À l’issue de son passage devant la commission parlementaire, la FPJQ a déposé 24 recommandations. La première, de laquelle toutes les autres découlent, demande à ce que Pauline Marois indique publiquement et clairement que l’État s’engage dans un processus de gouvernement ouvert qui repose sur la transparence, l’ouverture, la participation du public et la collaboration.

Les modalités de règlement des litiges devraient également être revues. Le dispositif est aujourd’hui tellement lourd et judiciarisé qu’il profite à la partie ayant le plus de temps et de moyens pour défendre sa cause devant la CAI, à savoir l’administration.

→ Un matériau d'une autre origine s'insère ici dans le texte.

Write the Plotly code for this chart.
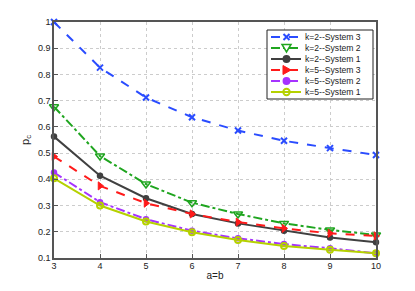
import plotly.graph_objects as go

ab = [3, 4, 5, 6, 7, 8, 9, 10]
k2_sys3 = [1.0, 0.826, 0.712, 0.637, 0.586, 0.547, 0.519, 0.493]
k2_sys2 = [0.677, 0.489, 0.382, 0.311, 0.268, 0.232, 0.207, 0.188]
k2_sys1 = [0.563, 0.414, 0.328, 0.268, 0.232, 0.204, 0.178, 0.160]
k5_sys3 = [0.487, 0.375, 0.309, 0.268, 0.237, 0.213, 0.194, 0.184]
k5_sys2 = [0.426, 0.313, 0.248, 0.204, 0.175, 0.153, 0.137, 0.118]
k5_sys1 = [0.404, 0.300, 0.239, 0.198, 0.169, 0.146, 0.131, 0.118]

names = ["k=2--System 3", "k=2--System 2", "k=2--System 1",
         "k=5--System 3", "k=5--System 2", "k=5--System 1"]
series = [k2_sys3, k2_sys2, k2_sys1, k5_sys3, k5_sys2, k5_sys1]
colors = ["#2a4cff", "#1fa51f", "#404040", "#ff1a1a", "#a633ff", "#b5d100"]
dashes = ["dash", "dashdot", "solid", "dash", "dashdot", "solid"]
symbols = ["x-thin-open", "triangle-down-open", "circle", "triangle-right", "circle", "circle-open"]
msizes = [6, 8, 5, 7, 5, 6]
mlw = [2, 1.5, 1.5, 1, 1.5, 2]

# page geometry: the browser adds an 8px body margin, so compensate
OFF = 8
W, H = 415, 291
PL, PT, PW, PH = 54, 22, 322, 236          # plot area in page pixels
L, T = PL - OFF, PT - OFF
R, B = W - L - PW, H - T - PH


def px(x):
    return (x - PL) / PW


def py(y):
    return (PT + PH - y) / PH


def path(points, close=True):
    s = "M " + " L ".join(f"{px(a):.5f},{py(b):.5f}" for a, b in points)
    return s + (" Z" if close else "")


fig = go.Figure()
for n, s, c, d, sym, ms, lw in zip(names, series, colors, dashes, symbols, msizes, mlw):
    fig.add_trace(go.Scatter(
        x=ab, y=s, name=n, mode="lines+markers",
        line=dict(color=c, dash=d, width=2),
        marker=dict(symbol=sym, size=ms, color=c, line=dict(color=c, width=lw)),
        cliponaxis=False, showlegend=False,
    ))

# ---- compact legend built from shapes + annotations ----
shapes = [dict(type="rect", xref="paper", yref="paper",
               x0=px(267), x1=px(373), y0=py(99), y1=py(30),
               fillcolor="white", line=dict(color="#222", width=1), layer="above")]
annotations = []
MX = 286.5
for i, (n, c, d, sym) in enumerate(zip(names, colors, dashes, symbols)):
    yc = 37 + 11 * i
    shapes.append(dict(type="line", xref="paper", yref="paper",
                       x0=px(271), x1=px(301), y0=py(yc), y1=py(yc),
                       line=dict(color=c, width=2, dash=d), layer="above"))
    if sym == "x-thin-open":
        shapes.append(dict(type="path", xref="paper", yref="paper", layer="above",
                           path=path([(MX - 3, yc - 3), (MX + 3, yc + 3)], False) + " " +
                           path([(MX - 3, yc + 3), (MX + 3, yc - 3)], False),
                           line=dict(color=c, width=2)))
    elif sym == "triangle-down-open":
        shapes.append(dict(type="path", xref="paper", yref="paper", layer="above",
                           path=path([(MX - 4.5, yc - 3.5), (MX + 4.5, yc - 3.5), (MX, yc + 4)]),
                           fillcolor="white", line=dict(color=c, width=1.5)))
    elif sym == "triangle-right":
        shapes.append(dict(type="path", xref="paper", yref="paper", layer="above",
                           path=path([(MX - 3.5, yc - 4.5), (MX - 3.5, yc + 4.5), (MX + 4.5, yc)]),
                           fillcolor=c, line=dict(color=c, width=1)))
    else:
        r = 3.2
        shapes.append(dict(type="circle", xref="paper", yref="paper", layer="above",
                           x0=px(MX - r), x1=px(MX + r), y0=py(yc + r), y1=py(yc - r),
                           fillcolor=(c if sym == "circle" else "rgba(0,0,0,0)"),
                           line=dict(color=c, width=(1.5 if sym == "circle" else 2))))
    annotations.append(dict(xref="paper", yref="paper", x=px(303), y=py(yc),
                            xanchor="left", yanchor="middle", showarrow=False,
                            text=n, font=dict(size=8.6, color="#222")))

axis_common = dict(
    showline=True, linecolor="#555", linewidth=1.5, mirror=True,
    ticks="inside", ticklen=4, tickcolor="#555", automargin=False,
    showgrid=True, gridcolor="#cccccc", griddash="dot", gridwidth=1,
    zeroline=False, tickfont=dict(family="Liberation Sans, Arial", size=9, color="#222"),
)

fig.update_layout(
    width=W, height=H,
    margin=dict(l=L, r=R, t=T, b=B, autoexpand=False),
    plot_bgcolor="white", paper_bgcolor="white",
    font=dict(family="Liberation Sans, Arial", size=9, color="#222"),
    xaxis=dict(range=[3, 10], tickvals=ab, ticklabelstandoff=-2,
               title=dict(text="a=b", standoff=2, font=dict(size=10)), **axis_common),
    yaxis=dict(range=[0.1, 1], tickvals=[0.1, 0.2, 0.3, 0.4, 0.5, 0.6, 0.7, 0.8, 0.9, 1],
               ticktext=["0.1", "0.2", "0.3", "0.4", "0.5", "0.6", "0.7", "0.8", "0.9", "1"],
               title=dict(text="p<sub>c</sub>", standoff=6, font=dict(size=11)), **axis_common),
    shapes=shapes,
    annotations=annotations,
    showlegend=False,
)

fig.write_html("out.html")
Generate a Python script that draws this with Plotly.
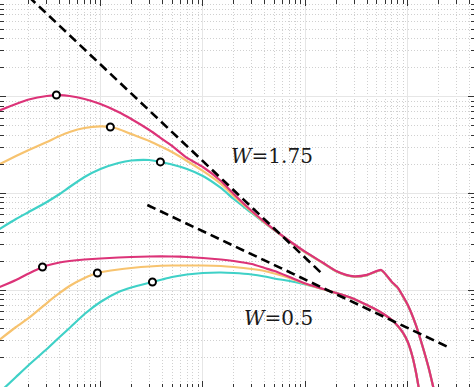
import math
import plotly.graph_objects as go

# ---- data ----
# W = 1.75 group
x_m1 = [0.1, 0.15, 0.2, 0.3, 0.4, 0.5, 0.7, 1, 1.5, 2, 3, 4, 5, 7, 10, 15, 20, 30, 40, 50, 70,
        100, 150, 200, 250, 300, 400, 550, 700, 800, 1000, 1200, 1400, 1600, 1800]
y_m1 = [0.0712, 0.0842, 0.0937, 0.1018, 0.1038, 0.1018, 0.0948, 0.0842, 0.0696, 0.0589, 0.0453,
        0.0366, 0.0310, 0.0233, 0.0188, 0.01347, 0.00988, 0.00659, 0.00508, 0.00420, 0.00323,
        0.00249, 0.00191, 0.00158, 0.00144, 0.00139, 0.00144, 0.00162, 0.00122, 0.00106,
        0.000704, 0.000437, 0.000259, 0.000157, 0.0000931]

x_o1 = [0.1, 0.15, 0.2, 0.3, 0.4, 0.5, 0.7, 1, 1.25, 1.5, 2, 3, 4, 5, 7, 10, 15, 20, 30, 40, 50, 70,
        100, 150, 200, 250, 300, 400, 550, 700, 800, 1000, 1200, 1400, 1600, 1800]
y_o1 = [0.0197, 0.0244, 0.0282, 0.0341, 0.0393, 0.0432, 0.0475, 0.0493, 0.0487, 0.0464, 0.0412,
        0.0349, 0.0302, 0.0268, 0.0217, 0.0171, 0.01254, 0.00942, 0.00644, 0.00501, 0.00418,
        0.00321, 0.00247, 0.00190, 0.00157, 0.00143, 0.00138, 0.00143, 0.00161, 0.00121,
        0.00105, 0.000700, 0.000435, 0.000258, 0.000156, 0.0000925]

x_t1 = [0.1, 0.15, 0.2, 0.3, 0.4, 0.5, 0.7, 1, 1.5, 2, 3, 3.85, 5, 7, 10, 15, 20, 30, 40, 50, 70,
        100, 150, 200, 250, 300, 400, 550, 700, 800, 1000, 1200, 1400, 1600, 1800]
y_t1 = [0.00420, 0.00545, 0.00644, 0.00817, 0.00988, 0.01167, 0.01481, 0.01792, 0.02067, 0.02193,
        0.02220, 0.02116, 0.01994, 0.01792, 0.01517, 0.01140, 0.00877, 0.00629, 0.00496, 0.00417,
        0.00320, 0.00247, 0.00190, 0.00157, 0.00143, 0.00138, 0.00143, 0.00161, 0.00121,
        0.00105, 0.000700, 0.000435, 0.000258, 0.000156, 0.0000925]

# W = 0.5 group
x_m2 = [0.1, 0.15, 0.2, 0.272, 0.3, 0.4, 0.5, 0.7, 1, 1.5, 2, 3, 5, 7, 10, 15, 20, 30, 40, 50, 70,
        100, 150, 200, 250, 300, 400, 500, 600, 700, 800, 900, 1000, 1100, 1200, 1300]
y_m2 = [0.00106, 0.001276, 0.001490, 0.001739, 0.001802, 0.001936, 0.002006, 0.002079, 0.002129,
        0.002180, 0.002206, 0.002233, 0.002233, 0.002206, 0.002154, 0.002079, 0.002006, 0.001868,
        0.001698, 0.001581, 0.001371, 0.001174, 0.001030, 0.000937, 0.000872, 0.000812, 0.000704,
        0.000625, 0.000555, 0.000493, 0.000427, 0.000362, 0.000292, 0.000214, 0.000143, 0.0000888]

x_o2 = [0.1, 0.15, 0.2, 0.3, 0.4, 0.5, 0.7, 0.935, 1.5, 2, 3, 5, 7, 10, 15, 20, 30, 40, 50, 70,
        100, 150, 200, 250, 300, 400, 500, 600, 700, 800, 900, 1000, 1100, 1200, 1300]
y_o2 = [0.000299, 0.000417, 0.000517, 0.000738, 0.000937, 0.001107, 0.001339, 0.001508, 0.001639,
        0.001698, 0.001760, 0.001802, 0.001802, 0.001802, 0.001781, 0.001739, 0.001658, 0.001581,
        0.001490, 0.001339, 0.001160, 0.001025, 0.000933, 0.000868, 0.000808, 0.000700,
        0.000622, 0.000552, 0.000490, 0.000425, 0.000360, 0.000290, 0.000213, 0.000142, 0.0000884]

x_t2 = [0.1, 0.15, 0.2, 0.3, 0.4, 0.5, 0.7, 1, 1.5, 2, 3.22, 4, 5, 7, 10, 15, 20, 30, 40, 50, 70,
        100, 150, 200, 250, 300, 400, 500, 600, 700, 800, 900, 1000, 1100, 1200, 1300]
y_t2 = [0.0000847, 0.000127, 0.000169, 0.000247, 0.000329, 0.000407, 0.000568, 0.000756, 0.000959,
        0.001068, 0.001217, 0.001292, 0.001371, 0.001455, 0.001508, 0.001526, 0.001508, 0.001455,
        0.001387, 0.001323, 0.001246, 0.001147, 0.001025, 0.000933, 0.000868, 0.000808, 0.000700,
        0.000622, 0.000552, 0.000490, 0.000425, 0.000360, 0.000290, 0.000213, 0.000142, 0.0000884]

# peak markers
peak_x = [0.372, 1.25, 3.85, 0.272, 0.935, 3.22]
peak_y = [0.1042, 0.0487, 0.0212, 0.001738, 0.001507, 0.001217]

# power-law guides
guide1_x = [0.2, 150]       # ~ k^-1
guide1_y = [1.08, 0.00144]
guide2_x = [2.87, 2430]     # ~ k^-1/2
guide2_y = [0.0076, 0.000261]

labels = ["<i>W</i>=1.75", "<i>W</i>=0.5"]
label_x = [47, 55]
label_y = [0.0245, 0.00052]

MAG = "#dc3378"
ORA = "#f7c36f"
TEA = "#3fd1c7"

fig = go.Figure()
for xs, ys, c in [(x_t1, y_t1, TEA), (x_o1, y_o1, ORA), (x_m1, y_m1, MAG),
                  (x_t2, y_t2, TEA), (x_o2, y_o2, ORA), (x_m2, y_m2, MAG)]:
    fig.add_trace(go.Scatter(x=xs, y=ys, mode="lines",
                             line=dict(color=c, width=2.2, shape="spline", smoothing=0.5),
                             hoverinfo="skip"))

for gx, gy in [(guide1_x, guide1_y), (guide2_x, guide2_y)]:
    fig.add_trace(go.Scatter(x=gx, y=gy, mode="lines",
                             line=dict(color="black", width=2.6, dash="9px,5px")))

fig.add_trace(go.Scatter(x=peak_x, y=peak_y, mode="markers",
                         marker=dict(symbol="circle", size=7, color="white",
                                     line=dict(color="black", width=2))))

# annotations on log axes are positioned in log10 units
for t, lx, ly in zip(labels, label_x, label_y):
    fig.add_annotation(x=math.log10(lx), y=math.log10(ly), xref="x", yref="y", text=t,
                       showarrow=False,
                       font=dict(family="DejaVu Serif", size=20, color="#1a1a1a"))

axis_common = dict(
    type="log", showticklabels=False, ticks="inside", ticklen=6, tickwidth=1,
    tickcolor="#333333", mirror="allticks", showline=True, linecolor="#9a9a9a",
    linewidth=1, dtick=1, showgrid=True, gridcolor="#e6e6e6", gridwidth=1,
    zeroline=False,
    minor=dict(dtick="D1", ticks="inside", ticklen=3.5, tickcolor="#333333",
               showgrid=True, gridcolor="#d0d0d0", griddash="1px,2px", gridwidth=1),
)

fig.update_layout(
    width=474, height=387, margin=dict(l=0, r=0, t=0, b=0),
    paper_bgcolor="white", plot_bgcolor="white", showlegend=False,
    xaxis=dict(range=[-0.98, 3.646], **axis_common),
    yaxis=dict(range=[-4, 0], **axis_common),
    hovermode=False,
)

fig.write_html("out.html", config={"displayModeBar": False, "staticPlot": True},
               post_script="document.body.style.margin='0';document.body.style.padding='0';")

La loi doit être révisée tous les cinq ans. Elle aurait dû l’être l’été dernier mais le déclenchement des élections a empêché les députés de se pencher sur la question. Si Bernard Drainville semble acquis à la cause, il n’en reste pas moins qu’il a déjà nombre d’autres projets de loi en attente sur son bureau. Aucune décision ne devrait donc être prise d’ici plusieurs mois. En attendant, conclut Brian Myles, «les journalistes québécois vont continuer faire l’expérience de la «petite noirceur» qui empêche l’information de circuler et voile la vie en démocratie».